Naturalmente, saindo do pequeno universo, abrindo-se para as diferentes
posições no campo dos que querem a mudança. Nada que ver com conversa de
ex-presidentes ou com essa história de que oposição e governo têm de se
entender.
O governo
tem de entender que chegou sua hora, pois é o grande bloqueio no caminho da
esperança. Não é possível que, no auge de uma crise econômica, epidemias e
desastre ambiental, o país aceite ser governado por uma quadrilha de políticos
e empresários.
Às vezes
me lembro do tempo do exílio, quando sonhava com um passaporte brasileiro.
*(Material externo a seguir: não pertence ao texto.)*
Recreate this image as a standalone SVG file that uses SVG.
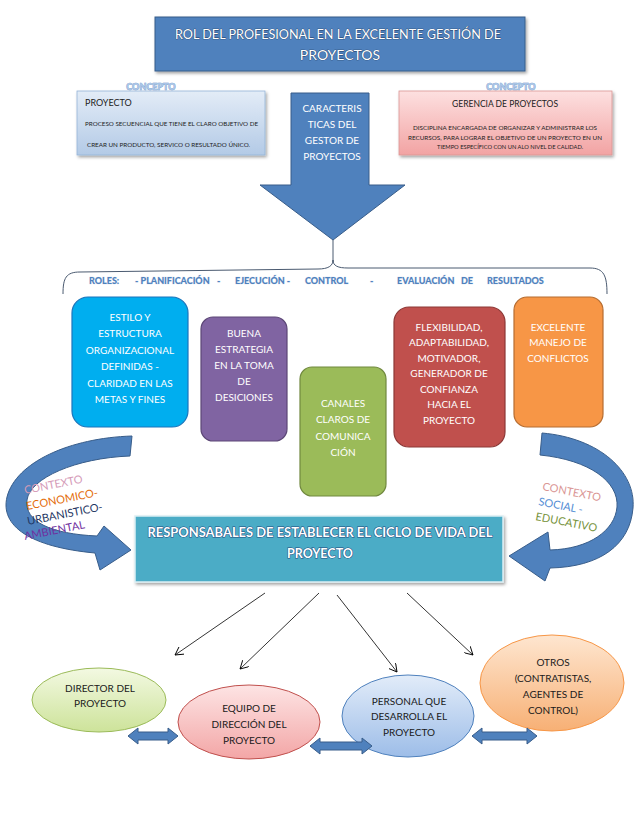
<svg xmlns="http://www.w3.org/2000/svg" width="638" height="826" viewBox="0 0 638 826">
<defs>
  <style>
    text{font-family:Lato,"Open Sans","Liberation Sans",sans-serif}
    .w{fill:#fff;font-size:10px;text-anchor:middle}
    .d{fill:#1a1a1a;font-size:10px;text-anchor:middle}
    .ttl{fill:#fff;stroke:#1f3a60;stroke-width:0.7px;paint-order:stroke;font-size:14px;text-anchor:middle}
    .cp{fill:#a9c4e6;stroke:#4f81bd;stroke-width:0.5px;paint-order:stroke;font-size:9px;font-weight:900;text-anchor:middle}
    .rl{fill:#4f81bd;stroke:#dbe5f1;stroke-width:0.6px;paint-order:stroke;font-size:9px;font-weight:900}
    .sm{fill:#222;font-size:6px}
    .blue{fill:#4f81bd;stroke:#385d8a;stroke-width:1}
    .ctx{font-size:11px}
  </style>
  <filter id="sh" x="-10%" y="-10%" width="130%" height="140%">
    <feDropShadow dx="1.5" dy="2" stdDeviation="1.5" flood-color="#000" flood-opacity="0.35"/>
  </filter>
  <linearGradient id="gBlue" x1="0" y1="0" x2="0" y2="1"><stop offset="0" stop-color="#e3ecf7"/><stop offset="1" stop-color="#b3cae6"/></linearGradient>
  <linearGradient id="gPink" x1="0" y1="0" x2="0" y2="1"><stop offset="0" stop-color="#fde0e0"/><stop offset="1" stop-color="#f2a3a3"/></linearGradient>
  <linearGradient id="eGreen" x1="0" y1="0" x2="0" y2="1"><stop offset="0" stop-color="#f3f9e2"/><stop offset="1" stop-color="#cde39a"/></linearGradient>
  <linearGradient id="ePink" x1="0" y1="0" x2="0" y2="1"><stop offset="0" stop-color="#fde4e4"/><stop offset="1" stop-color="#f3a6a6"/></linearGradient>
  <linearGradient id="eBlue" x1="0" y1="0" x2="0" y2="1"><stop offset="0" stop-color="#e2ecf9"/><stop offset="1" stop-color="#9dbde8"/></linearGradient>
  <linearGradient id="eOrange" x1="0" y1="0" x2="0" y2="1"><stop offset="0" stop-color="#fee6d0"/><stop offset="1" stop-color="#f7b075"/></linearGradient>
  <marker id="ah" viewBox="0 0 10 10" refX="9" refY="5" markerWidth="9" markerHeight="9" orient="auto" markerUnits="userSpaceOnUse">
    <path d="M0,0 L9,5 L0,10" fill="none" stroke="#000" stroke-width="1"/>
  </marker>
</defs>
<rect width="638" height="826" fill="#fff"/>

<g id="title">
  <rect x="155" y="17" width="370" height="54" fill="#4f81bd" stroke="#385d8a" stroke-width="1" filter="url(#sh)"/>
  <text class="ttl" x="338" y="39" textLength="326" lengthAdjust="spacingAndGlyphs">ROL DEL PROFESIONAL EN LA EXCELENTE GESTIÓN DE</text>
  <text class="ttl" x="340" y="60">PROYECTOS</text>
</g>

<g id="concepto-proyecto">
  <text class="cp" x="151" y="90">CONCEPTO</text>
  <rect x="77" y="91" width="188" height="64" fill="url(#gBlue)" stroke="#95b3d7" stroke-width="0.8" filter="url(#sh)"/>
  <text x="85" y="106" fill="#222" font-size="9">PROYECTO</text>
  <text class="sm" x="85" y="126" textLength="173" lengthAdjust="spacingAndGlyphs">PROCESO SECUENCIAL  QUE TIENE EL CLARO OBJETIVO DE</text>
  <text class="sm" x="87" y="147" textLength="163" lengthAdjust="spacingAndGlyphs">CREAR UN PRODUCTO, SERVICO   O RESULTADO   ÚNICO.</text>
</g>

<g id="concepto-gerencia">
  <text class="cp" x="511" y="90">CONCEPTO</text>
  <rect x="399" y="91" width="213" height="64" fill="url(#gPink)" stroke="#d99694" stroke-width="0.8" filter="url(#sh)"/>
  <text x="505" y="107" fill="#222" font-size="9" text-anchor="middle" textLength="106" lengthAdjust="spacingAndGlyphs">GERENCIA  DE PROYECTOS</text>
  <text class="sm" x="505" y="130" text-anchor="middle" textLength="184" lengthAdjust="spacingAndGlyphs">DISCIPLINA ENCARGADA DE ORGANIZAR Y ADMINISTRAR LOS</text>
  <text class="sm" x="505" y="140" text-anchor="middle" textLength="194" lengthAdjust="spacingAndGlyphs">RECURSOS,  PARA LOGRAR EL OBJETIVO  DE UN PROYECTO EN UN</text>
  <text class="sm" x="510" y="149" text-anchor="middle" textLength="146" lengthAdjust="spacingAndGlyphs">TIEMPO ESPECÍFICO CON UN ALO NIVEL DE CALIDAD.</text>
</g>

<g id="caracteristicas">
  <polygon class="blue" points="291,93 369,93 369,185 405,185 333,240 260,185 291,185"/>
  <text class="w" x="332" y="112" font-size="9.5">CARACTERIS</text>
  <text class="w" x="332" y="128" font-size="9.5">TICAS DEL</text>
  <text class="w" x="332" y="144" font-size="9.5">GESTOR DE</text>
  <text class="w" x="332" y="160" font-size="9.5">PROYECTOS</text>
</g>

<g id="roles">
  <text class="rl" y="284"><tspan x="89">ROLES:</tspan><tspan x="135">- PLANIFICACIÓN</tspan><tspan x="217">-</tspan><tspan x="235">EJECUCIÓN -</tspan><tspan x="305">CONTROL</tspan><tspan x="370">-</tspan><tspan x="397">EVALUACIÓN</tspan><tspan x="461">DE</tspan><tspan x="487">RESULTADOS</tspan></text>
</g>

<g id="box-estilo">
  <rect x="72" y="297" width="116" height="130" rx="16" fill="#00aeef" stroke="#1b75bb" stroke-width="1.2"/>
  <text class="w" x="130" y="321">ESTILO Y</text>
  <text class="w" x="130" y="337">ESTRUCTURA</text>
  <text class="w" x="130" y="354">ORGANIZACIONAL</text>
  <text class="w" x="130" y="370">DEFINIDAS -</text>
  <text class="w" x="130" y="387">CLARIDAD  EN LAS</text>
  <text class="w" x="130" y="403">METAS Y  FINES</text>
</g>

<g id="box-estrategia">
  <rect x="201" y="317" width="86" height="124" rx="12" fill="#8064a2" stroke="#5c4776" stroke-width="1.2"/>
  <text class="w" x="244" y="337">BUENA</text>
  <text class="w" x="244" y="353">ESTRATEGIA</text>
  <text class="w" x="244" y="369">EN LA TOMA</text>
  <text class="w" x="244" y="385">DE</text>
  <text class="w" x="244" y="401">DESICIONES</text>
</g>

<g id="box-canales">
  <rect x="300" y="367" width="86" height="129" rx="12" fill="#9bbb59" stroke="#71893f" stroke-width="1.2"/>
  <text class="w" x="343" y="407">CANALES</text>
  <text class="w" x="343" y="423">CLAROS DE</text>
  <text class="w" x="343" y="440">COMUNICA</text>
  <text class="w" x="343" y="456">CIÓN</text>
</g>

<g id="box-flexibilidad">
  <rect x="394" y="307" width="111" height="140" rx="15" fill="#c0504d" stroke="#8c3836" stroke-width="1.2"/>
  <text class="w" x="449" y="331">FLEXIBILIDAD,</text>
  <text class="w" x="449" y="346">ADAPTABILIDAD,</text>
  <text class="w" x="449" y="362">MOTIVADOR,</text>
  <text class="w" x="449" y="377">GENERADOR DE</text>
  <text class="w" x="449" y="393">CONFIANZA</text>
  <text class="w" x="449" y="408">HACIA EL</text>
  <text class="w" x="449" y="424">PROYECTO</text>
</g>

<g id="box-conflictos">
  <rect x="514" y="297" width="89" height="130" rx="13" fill="#f79646" stroke="#b66d31" stroke-width="1.2"/>
  <text class="w" x="558" y="331">EXCELENTE</text>
  <text class="w" x="558" y="346">MANEJO DE</text>
  <text class="w" x="558" y="362">CONFLICTOS</text>
</g>

<g id="contexto-izq">
  <path class="blue" d="M132,436 C70,438 16,462 7,497 C0,526 30,547 95,553 L100,570 L131,550 L104,526 L97,536 C52,534 24,522 27,500 C30,478 76,458 130,456 Z"/>
  <text class="ctx" fill="#d59bb8" transform="translate(25,494) rotate(-11)">CONTEXTO</text>
  <text class="ctx" fill="#e46c0a" transform="translate(27,510) rotate(-11)">ECONOMICO-</text>
  <text class="ctx" fill="#1f3864" transform="translate(28,525) rotate(-11)">URBANISTICO-</text>
  <text class="ctx" fill="#7030a0" transform="translate(25,540) rotate(-11)">AMBIENTAL</text>
</g>

<g id="contexto-der">
  <path class="blue" d="M542,433 C600,438 636,472 633,508 C630,545 600,567 550,568 L545,581 L509,556 L548,532 L550,550 C590,549 615,530 617,507 C619,482 590,460 540,455 Z"/>
  <text class="ctx" fill="#da9694" transform="translate(542,490) rotate(11)">CONTEXTO</text>
  <text class="ctx" fill="#558ed5" transform="translate(538,505) rotate(11)">SOCIAL -</text>
  <text class="ctx" fill="#77933c" transform="translate(535,520) rotate(11)">EDUCATIVO</text>
</g>

<g id="responsables">
  <rect x="135" y="516" width="368" height="66" fill="#4bacc6" stroke="#dbeef3" stroke-width="1.5" filter="url(#sh)"/>
  <text x="320" y="537" fill="#fff" stroke="#1f497d" stroke-width="1" paint-order="stroke" font-size="12.5" font-weight="bold" text-anchor="middle" textLength="345" lengthAdjust="spacingAndGlyphs">RESPONSABALES DE ESTABLECER  EL CICLO DE VIDA DEL</text>
  <text x="320" y="558" fill="#fff" stroke="#1f497d" stroke-width="1" paint-order="stroke" font-size="12.5" font-weight="bold" text-anchor="middle">PROYECTO</text>
</g>

<g id="director">
  <ellipse cx="99" cy="700" rx="67" ry="32" fill="url(#eGreen)" stroke="#9bbb59" stroke-width="1"/>
  <text class="d" x="100" y="692">DIRECTOR DEL</text>
  <text class="d" x="100" y="707">PROYECTO</text>
</g>

<g id="equipo">
  <ellipse cx="249" cy="722" rx="71" ry="37" fill="url(#ePink)" stroke="#c0504d" stroke-width="1"/>
  <text class="d" x="249" y="712">EQUIPO DE</text>
  <text class="d" x="249" y="728">DIRECCIÓN DEL</text>
  <text class="d" x="249" y="744">PROYECTO</text>
</g>

<g id="personal">
  <ellipse cx="408" cy="716" rx="66" ry="41" fill="url(#eBlue)" stroke="#4f81bd" stroke-width="1"/>
  <text class="d" x="409" y="705">PERSONAL QUE</text>
  <text class="d" x="409" y="720">DESARROLLA EL</text>
  <text class="d" x="409" y="736">PROYECTO</text>
</g>

<g id="otros">
  <ellipse cx="552" cy="683" rx="72" ry="48" fill="url(#eOrange)" stroke="#f79646" stroke-width="1"/>
  <text class="d" x="553" y="666">OTROS</text>
  <text class="d" x="553" y="682">(CONTRATISTAS,</text>
  <text class="d" x="553" y="698">AGENTES DE</text>
  <text class="d" x="553" y="714">CONTROL)</text>
</g>

<g id="connectors">
  <path d="M333,240 L333,262" stroke="#4a5a70" stroke-width="1" fill="none"/>
  <path d="M63,294 C63,278 66,272 80,272 L318,269 C328,269 333,266 333,260 C333,266 338,268 348,268 L590,268 C604,268 607,276 607,294" stroke="#4a5a70" stroke-width="1" fill="none"/>
  <g stroke="#000" stroke-width="0.8" fill="none" marker-end="url(#ah)">
    <line x1="265" y1="593" x2="175" y2="655"/>
    <line x1="319" y1="593" x2="240" y2="669"/>
    <line x1="337" y1="595" x2="397" y2="672"/>
    <line x1="407" y1="593" x2="473" y2="655"/>
  </g>
  <polygon class="blue" points="128,736 138,728 138,732 168,732 168,728 178,736 168,744 168,740 138,740 138,744"/>
  <polygon class="blue" points="310,746 320,738 320,742 362,742 362,738 372,746 362,754 362,750 320,750 320,754"/>
  <polygon class="blue" points="472,736 482,728 482,732 527,732 527,728 537,736 527,744 527,740 482,740 482,744"/>
</g>
</svg>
Agora é como se tivesse perdido o passaporte simbólico e de certa maneira
voltasse à margem.
Vivemos
momento em que quase tudo está em ruínas, como se fôssemos uma multidão de
pessoas sem papel. O foco nas cenas de desmonte policial é importante. O voto
direto dos senadores não seria aprovado, no caso Delcídio, não fora a
vigilância da sociedade.
No
entanto, a gravidade da situação pede muito mais. Há um momento em que você se
sente órfão dos políticos do país. Mas logo em seguida percebe que é preciso
caminhar sem eles. Hora de conversar na planície.
Não
descarto a importância de um núcleo parlamentar que nos ajude a mandar para as
Bermudas o triângulo Dilma, Renan, Cunha. Mas as grandes questões continuam:
como recuperar a economia, como voltar a crescer de forma sustentável, como
reposicionar o Brasil no mundo, distanciando-nos dos atrasados bolivarianos?
Uma das
muitas maneiras de ver os limites do crescimento irracional é o próprio
desastre em Mariana, a agressão ao Rio Doce. A essência desse crescimento é o
depois de nós, o dilúvio. Às vezes o dilúvio se antecipa, como no distrito de
Bento Rodrigues, e fica mais fácil compreender a gigantesca armadilha que
legamos às novas gerações. É preciso uma conversa geral e irrestrita entre
todos os que querem mudar, tirando da frente os obstáculos encalhados em
Brasília.
Não se
trata de estender o dedo como naquele cartaz do Tio Sam, dizendo: o país
precisa de você. Na verdade, o caminho é mostrar que você precisa do país; se
ele continuar se enterrando, alguns sonhos e perspectivas individuais se
enterram também.
Compreendo
as pessoas que temem a derrubada do governo e seus aliados porque não sabem
precisamente o que virá adiante. Não sei se isto as conforta, mas o
descobrimento do Novo Mundo foi feito com mapas equivocados e imprecisos. A
fantasia dos navegantes estava povoada de monstros e prodígios, no entanto,
acabaram sendo recompensados por se terem movido.
O desafio
de agora é menor do que lançar-se nos mares desconhecidos. Os mapas nascem de
um amplo diálogo e, mesmo se não forem cientificamente precisos, podem nos
recompensar pela movida.
Desde o
princípio, o impeachment era uma solução lógica, mas incômoda. Muita gente
preferiu ficar com um governo porque ele foi eleito. Não importa se a campanha
usou dinheiro do petrolão, Pasadena, não importam as mentiras, a incapacidade
de Dilma. Ela foi eleita. Tem um diploma. E vamos dançar nas ruínas
contemplando o luminoso diploma, cultuando sua composição gráfica, a fita
colorida.
Muitos povos já se perderam no
êxtase religioso como resposta a uma crise profunda. Mas os deuses eram mais
fortes, o sol, a fecundidade, a morte. Estamos acorrentados a um diploma.